Indeed, indeed. And the furballers (and maybe even the newbie steam rollers) will tell you that they “don’t care about YOUR war”. The arena has been designed with “freedom” and “more choices”. But more choice for Newbie Steamroller is going to mean
less choice for anyone else. Hence the pissing and moaning about the impact of the suicide fuel porkers, amongst other furballer complaints.

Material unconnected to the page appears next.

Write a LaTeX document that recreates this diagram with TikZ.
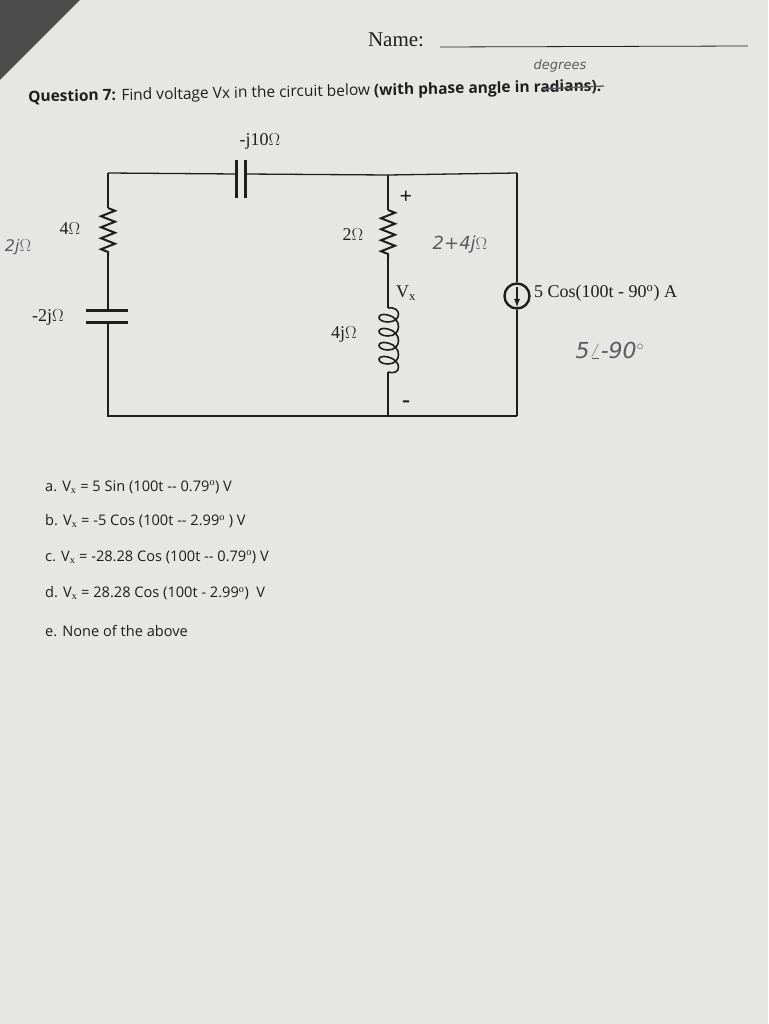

When will people begin to realise that it’s
because of the “freedom”, and
because of “unlimited choices” that MA gameplay has become the frustrating bore that many people find it to be today, with conga lines and aerial vulching/gangbangery, and Newbie Steamroller ripping us apart. Even guys like Apache now see the need for an RPS. “No! No! No!”, I hear you cry. “We want to fly what we want, when we want. We don’t want YOUR war.” OK, it’s not just YOU who gets unlimited choices. Doofus-Dweebius gets the same choices, and spoils it for everyone. You want freedom, more choices? Fine, DD and NS get them too. You like conga lines, gangbangs, suicide TYPH missions against your bases, suicide LANC missions at 300’ to your CV? Good. Because that’s what you are going to get, until some semblance of order is created. Anyway, this whole debate will all be buggery-doo when AH2 appears. Any cosmetic quick-fixes are going to be tantamount to rearranging the deckchairs on the Titanic.
Most of the guys I’ve asked are looking forward to the mission concept, with only a few dissenters. Could be that the mission arena gets a much better attendance, in which case the furballers will be disappointed. Next thing you know they’ll come cap in hand to the mission arena, but it won’t be long before these non-strat guys are asking for changes to the strat. Kind of like what we have right now – lol.
”Imagine a game where the developer provided the toys and all the kids in the sandbox were free to make their own choices about what constituted "fun". For some of us, that'd be heaven. For others, freedom of choice like that is scary or disappointing or "unfair" or something a nanny should do for them.”
Yeah, right. Look where that’s landed us.